Le hashtag JusticeForZogo fait florès sur Twitter et nombre de Camerounais ont l'oeil vissé dès l'aube sur leurs smartphones à l'affut des dernières fuites de l'enquête "ordonnée" par le chef de l'Etat, Paul Biya, qui dirige d'une main de fer le Cameroun depuis plus de 40 ans.

L'espoir est mesuré aussi au siège d'Amplitude FM, où l'autel arborant une grande photo de son patron Martinez Zogo, l'index sur la bouche, est tapissé encore quotidiennement de fleurs et bougies. "La justice est en train de faire son travail, nous avons sauté de joie quand nous avons appris les premières arrestations", lâche prudemment à l'AFP Charly Tchouemou, le rédacteur en chef, sans citer personne.

Même méfiance au quartier Fougerolles, où trône la maison de Martinez Zogo, un joli duplex vert et rose. Ses abords sont désertés et n'accèdent aux chaises disposées dans la petite cour que les intimes venus se recueillir.

Meurtres non élucidés

Le fils du défunt remet un morceau de papier portant le numéro de l'avocat de la famille qui explique que, "pour des raisons de sécurité", il a demandé aux proches de ne pas s'exprimer publiquement. C'est uniquement sur les réseaux sociaux que des "révélations" très détaillées de l'enquête ont circulé. Pour l'heure, l'Etat s'est borné à annoncer "plusieurs arrestations".

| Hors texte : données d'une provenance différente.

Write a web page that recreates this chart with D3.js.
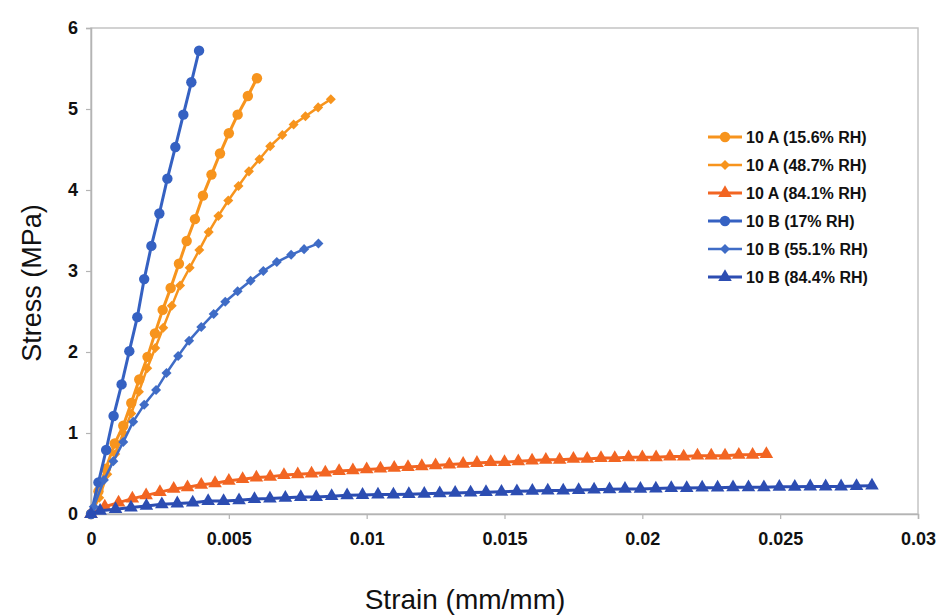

Dans un pays où les emprisonnements souvent sans procès pendant de longues années, les disparitions ou les meurtres non élucidés de journalistes ou opposants défraient parfois la chronique, les autorités ne communiquent quasiment jamais.

Mais depuis une semaine, de présumés procès-verbaux des auditions d'officiers supérieurs du renseignement placés en garde à vue par les gendarmes, dont l'un y reconnaîtrait avoir participé au meurtre, ont largement fuité sur la Toile, jamais démentis par les autorités.

Guerre de succession

Reporter sans Frontières (RSF), qui assure les avoir consultés, parle de "tortures" suivies d'une mise à mort "autorisée" à haut niveau. Outre des hauts responsables du renseignement, l'organisation internationale met en cause nommément M. Amougou Belinga et un ministre parmi "les plus puissants du régime". Ainsi que "d'autres personnalités importantes, dont plusieurs ministres proches" de l'homme d'affaires.

L'opposition, d'influents intellectuels et RSF dénoncent un "crime d'Etat", conséquence selon eux d'une guerre souterraine, pour sa succession, entre deux "clans" rivaux de très hauts responsables proches du président Paul Biya, qui fêtera ses 90 ans dans cinq jours.

Lundi, son rival malheureux à la présidentielle de 2016, Maurice Kamto, libéré sur pressions internationales après neuf mois de prison sans procès en 2019, a mis en garde M. Biya contre des "clans de type mafieux", dont le chef de l'Etat pourrait lui-même "être l'une des cibles".